*Task*. Copy each line below in which the string "Output" occurs.

(Code that draws figures)
<<<<

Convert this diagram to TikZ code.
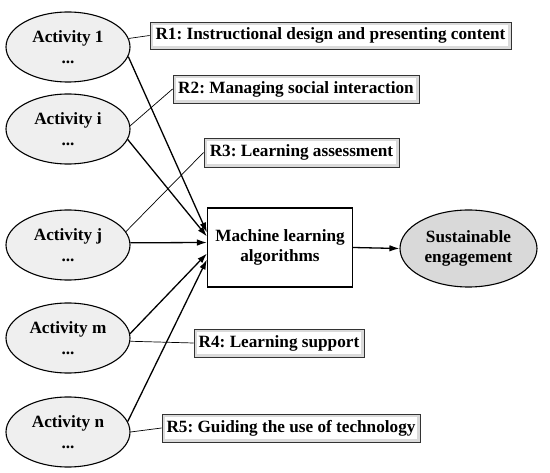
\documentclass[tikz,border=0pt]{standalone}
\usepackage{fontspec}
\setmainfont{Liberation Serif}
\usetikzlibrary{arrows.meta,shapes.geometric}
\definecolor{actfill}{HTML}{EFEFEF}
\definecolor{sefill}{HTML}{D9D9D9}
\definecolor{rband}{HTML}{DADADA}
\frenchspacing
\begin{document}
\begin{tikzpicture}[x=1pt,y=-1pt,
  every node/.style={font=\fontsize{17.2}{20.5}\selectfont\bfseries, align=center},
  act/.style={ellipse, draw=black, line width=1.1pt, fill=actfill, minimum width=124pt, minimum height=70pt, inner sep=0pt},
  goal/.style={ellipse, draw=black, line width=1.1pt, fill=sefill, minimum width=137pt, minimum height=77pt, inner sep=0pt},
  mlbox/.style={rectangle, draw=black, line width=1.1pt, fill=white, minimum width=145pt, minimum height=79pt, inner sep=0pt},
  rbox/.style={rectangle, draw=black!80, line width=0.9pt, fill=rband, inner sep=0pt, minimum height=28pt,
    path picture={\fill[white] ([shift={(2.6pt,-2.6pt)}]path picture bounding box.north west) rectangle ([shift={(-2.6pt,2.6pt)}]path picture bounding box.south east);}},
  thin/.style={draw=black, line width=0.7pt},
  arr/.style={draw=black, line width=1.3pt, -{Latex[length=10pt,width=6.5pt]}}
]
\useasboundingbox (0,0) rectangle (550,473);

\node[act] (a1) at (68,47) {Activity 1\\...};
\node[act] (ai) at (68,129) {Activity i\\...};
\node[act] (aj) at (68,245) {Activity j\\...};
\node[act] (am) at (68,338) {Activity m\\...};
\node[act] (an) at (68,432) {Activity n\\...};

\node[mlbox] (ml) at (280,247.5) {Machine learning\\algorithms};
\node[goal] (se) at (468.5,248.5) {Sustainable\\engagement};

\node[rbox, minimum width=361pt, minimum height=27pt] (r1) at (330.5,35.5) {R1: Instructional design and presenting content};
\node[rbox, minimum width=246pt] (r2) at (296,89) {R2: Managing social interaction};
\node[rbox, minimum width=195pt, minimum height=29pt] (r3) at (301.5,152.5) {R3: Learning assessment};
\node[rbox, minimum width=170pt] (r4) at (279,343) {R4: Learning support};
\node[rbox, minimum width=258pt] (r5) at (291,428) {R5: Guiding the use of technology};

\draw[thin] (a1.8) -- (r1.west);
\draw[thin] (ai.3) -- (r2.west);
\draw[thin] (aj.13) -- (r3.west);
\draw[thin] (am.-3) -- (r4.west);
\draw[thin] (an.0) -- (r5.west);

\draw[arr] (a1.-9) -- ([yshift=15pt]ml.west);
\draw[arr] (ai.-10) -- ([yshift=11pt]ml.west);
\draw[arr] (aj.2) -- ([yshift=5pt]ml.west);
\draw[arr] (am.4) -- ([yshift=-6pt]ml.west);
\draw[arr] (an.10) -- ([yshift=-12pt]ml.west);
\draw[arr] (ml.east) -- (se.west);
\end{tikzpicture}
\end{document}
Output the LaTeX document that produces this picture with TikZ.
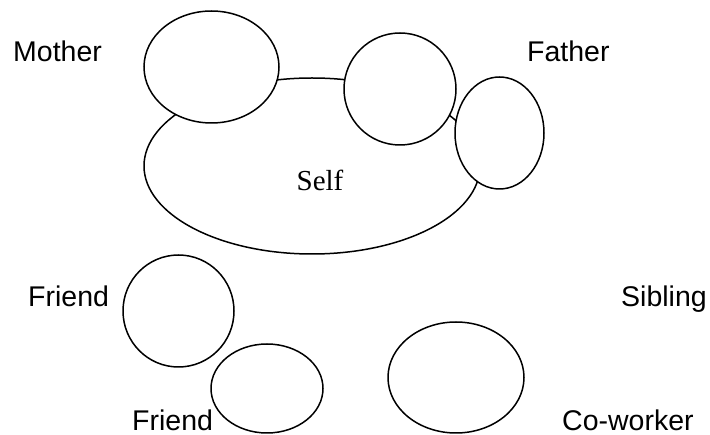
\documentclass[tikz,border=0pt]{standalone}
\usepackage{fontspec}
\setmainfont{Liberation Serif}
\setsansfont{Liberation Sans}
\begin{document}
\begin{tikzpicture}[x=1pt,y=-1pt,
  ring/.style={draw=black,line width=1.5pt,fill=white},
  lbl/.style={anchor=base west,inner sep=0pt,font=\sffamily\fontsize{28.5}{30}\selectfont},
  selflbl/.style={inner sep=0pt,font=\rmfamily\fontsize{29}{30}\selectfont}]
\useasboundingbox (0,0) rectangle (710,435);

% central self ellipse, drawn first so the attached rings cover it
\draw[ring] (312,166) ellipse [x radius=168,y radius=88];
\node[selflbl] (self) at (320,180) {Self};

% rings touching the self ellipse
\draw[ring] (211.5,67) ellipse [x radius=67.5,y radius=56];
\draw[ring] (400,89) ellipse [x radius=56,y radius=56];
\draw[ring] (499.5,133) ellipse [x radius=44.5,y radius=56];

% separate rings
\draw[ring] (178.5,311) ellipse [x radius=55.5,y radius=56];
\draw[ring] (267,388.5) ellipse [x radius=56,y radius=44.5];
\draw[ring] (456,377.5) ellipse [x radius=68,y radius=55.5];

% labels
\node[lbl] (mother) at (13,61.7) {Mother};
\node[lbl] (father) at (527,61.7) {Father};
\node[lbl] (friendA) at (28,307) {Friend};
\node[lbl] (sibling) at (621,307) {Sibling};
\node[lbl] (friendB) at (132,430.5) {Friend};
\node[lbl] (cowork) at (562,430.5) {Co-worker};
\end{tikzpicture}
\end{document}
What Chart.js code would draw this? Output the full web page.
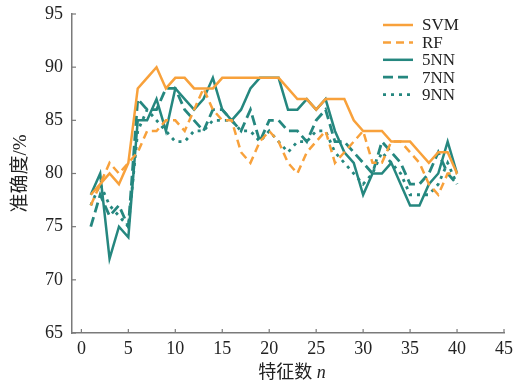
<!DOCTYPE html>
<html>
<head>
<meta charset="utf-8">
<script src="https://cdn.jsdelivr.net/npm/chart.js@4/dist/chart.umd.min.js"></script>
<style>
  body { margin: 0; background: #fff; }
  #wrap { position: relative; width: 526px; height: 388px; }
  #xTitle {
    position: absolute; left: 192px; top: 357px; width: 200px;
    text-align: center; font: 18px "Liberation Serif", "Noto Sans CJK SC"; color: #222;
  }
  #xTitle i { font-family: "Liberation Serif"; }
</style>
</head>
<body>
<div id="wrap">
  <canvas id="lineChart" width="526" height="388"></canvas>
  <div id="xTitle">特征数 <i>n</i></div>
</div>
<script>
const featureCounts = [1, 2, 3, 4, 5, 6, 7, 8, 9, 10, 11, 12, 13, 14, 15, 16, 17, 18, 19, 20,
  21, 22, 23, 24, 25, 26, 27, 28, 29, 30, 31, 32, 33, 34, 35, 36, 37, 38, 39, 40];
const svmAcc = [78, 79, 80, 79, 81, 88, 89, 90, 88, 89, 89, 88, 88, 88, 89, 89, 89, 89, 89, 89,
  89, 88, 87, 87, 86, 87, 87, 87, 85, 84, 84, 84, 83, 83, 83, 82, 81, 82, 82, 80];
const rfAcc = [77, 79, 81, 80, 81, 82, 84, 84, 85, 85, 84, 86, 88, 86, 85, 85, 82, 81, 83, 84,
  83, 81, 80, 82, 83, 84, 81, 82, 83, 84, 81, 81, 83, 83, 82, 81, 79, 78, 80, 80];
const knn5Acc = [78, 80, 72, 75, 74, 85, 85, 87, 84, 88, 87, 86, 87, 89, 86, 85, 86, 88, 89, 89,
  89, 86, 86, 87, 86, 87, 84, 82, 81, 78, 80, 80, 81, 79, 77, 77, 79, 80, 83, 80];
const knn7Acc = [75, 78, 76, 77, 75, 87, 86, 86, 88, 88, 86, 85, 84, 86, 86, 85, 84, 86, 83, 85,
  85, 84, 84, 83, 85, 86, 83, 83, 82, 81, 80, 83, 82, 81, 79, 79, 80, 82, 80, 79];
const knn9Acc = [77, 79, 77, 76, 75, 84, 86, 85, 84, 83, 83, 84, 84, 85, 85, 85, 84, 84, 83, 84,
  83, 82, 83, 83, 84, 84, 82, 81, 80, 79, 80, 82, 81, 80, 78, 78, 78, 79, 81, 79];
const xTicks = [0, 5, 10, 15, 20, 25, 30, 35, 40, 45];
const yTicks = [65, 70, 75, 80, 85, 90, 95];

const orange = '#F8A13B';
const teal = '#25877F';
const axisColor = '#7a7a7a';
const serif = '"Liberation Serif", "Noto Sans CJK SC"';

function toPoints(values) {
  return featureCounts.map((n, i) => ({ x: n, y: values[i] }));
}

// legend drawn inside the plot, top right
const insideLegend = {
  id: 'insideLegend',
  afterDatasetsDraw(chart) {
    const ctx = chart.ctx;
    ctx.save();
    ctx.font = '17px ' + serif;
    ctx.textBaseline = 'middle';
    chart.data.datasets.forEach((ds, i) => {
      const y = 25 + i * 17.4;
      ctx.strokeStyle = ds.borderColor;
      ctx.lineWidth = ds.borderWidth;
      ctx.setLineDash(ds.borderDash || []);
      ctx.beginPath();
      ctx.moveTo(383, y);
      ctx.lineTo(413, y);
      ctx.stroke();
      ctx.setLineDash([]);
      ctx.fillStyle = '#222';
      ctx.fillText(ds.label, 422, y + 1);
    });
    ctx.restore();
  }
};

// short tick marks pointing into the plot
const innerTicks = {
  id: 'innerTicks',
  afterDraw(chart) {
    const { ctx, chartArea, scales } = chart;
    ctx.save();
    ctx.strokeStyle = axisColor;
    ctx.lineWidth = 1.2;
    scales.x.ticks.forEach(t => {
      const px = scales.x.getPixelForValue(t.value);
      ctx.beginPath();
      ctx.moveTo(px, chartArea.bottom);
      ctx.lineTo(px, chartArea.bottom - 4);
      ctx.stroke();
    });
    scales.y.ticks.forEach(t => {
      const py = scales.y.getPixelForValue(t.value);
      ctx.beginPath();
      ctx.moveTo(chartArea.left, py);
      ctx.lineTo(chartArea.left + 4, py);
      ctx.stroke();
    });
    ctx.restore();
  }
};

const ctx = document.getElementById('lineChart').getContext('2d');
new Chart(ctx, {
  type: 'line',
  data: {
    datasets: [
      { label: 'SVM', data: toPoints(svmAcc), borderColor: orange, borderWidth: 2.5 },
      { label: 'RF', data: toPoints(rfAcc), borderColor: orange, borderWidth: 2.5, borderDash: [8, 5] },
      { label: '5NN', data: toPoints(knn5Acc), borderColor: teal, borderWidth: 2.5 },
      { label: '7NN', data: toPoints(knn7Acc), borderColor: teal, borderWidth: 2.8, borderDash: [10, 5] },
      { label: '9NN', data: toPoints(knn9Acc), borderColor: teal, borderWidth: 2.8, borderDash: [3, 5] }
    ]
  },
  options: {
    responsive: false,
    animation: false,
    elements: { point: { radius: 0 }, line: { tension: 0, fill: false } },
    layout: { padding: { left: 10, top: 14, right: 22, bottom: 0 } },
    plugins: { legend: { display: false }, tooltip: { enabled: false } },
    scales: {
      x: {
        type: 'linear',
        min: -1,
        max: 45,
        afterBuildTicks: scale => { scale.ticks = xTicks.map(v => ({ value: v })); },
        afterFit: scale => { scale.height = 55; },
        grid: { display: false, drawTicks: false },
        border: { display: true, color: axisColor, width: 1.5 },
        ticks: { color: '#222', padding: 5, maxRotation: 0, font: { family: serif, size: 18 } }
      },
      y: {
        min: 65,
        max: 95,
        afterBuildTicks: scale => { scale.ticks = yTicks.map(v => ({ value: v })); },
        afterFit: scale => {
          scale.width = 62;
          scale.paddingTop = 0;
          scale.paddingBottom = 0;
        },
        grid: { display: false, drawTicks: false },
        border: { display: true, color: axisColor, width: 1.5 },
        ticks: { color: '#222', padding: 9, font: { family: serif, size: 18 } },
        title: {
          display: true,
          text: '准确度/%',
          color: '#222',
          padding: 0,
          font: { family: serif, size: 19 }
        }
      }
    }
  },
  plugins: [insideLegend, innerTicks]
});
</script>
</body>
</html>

>>>>

*Solution for this task*.
Output the LaTeX document that produces this picture with TikZ.
What Chart.js code would draw this? Output the full web page.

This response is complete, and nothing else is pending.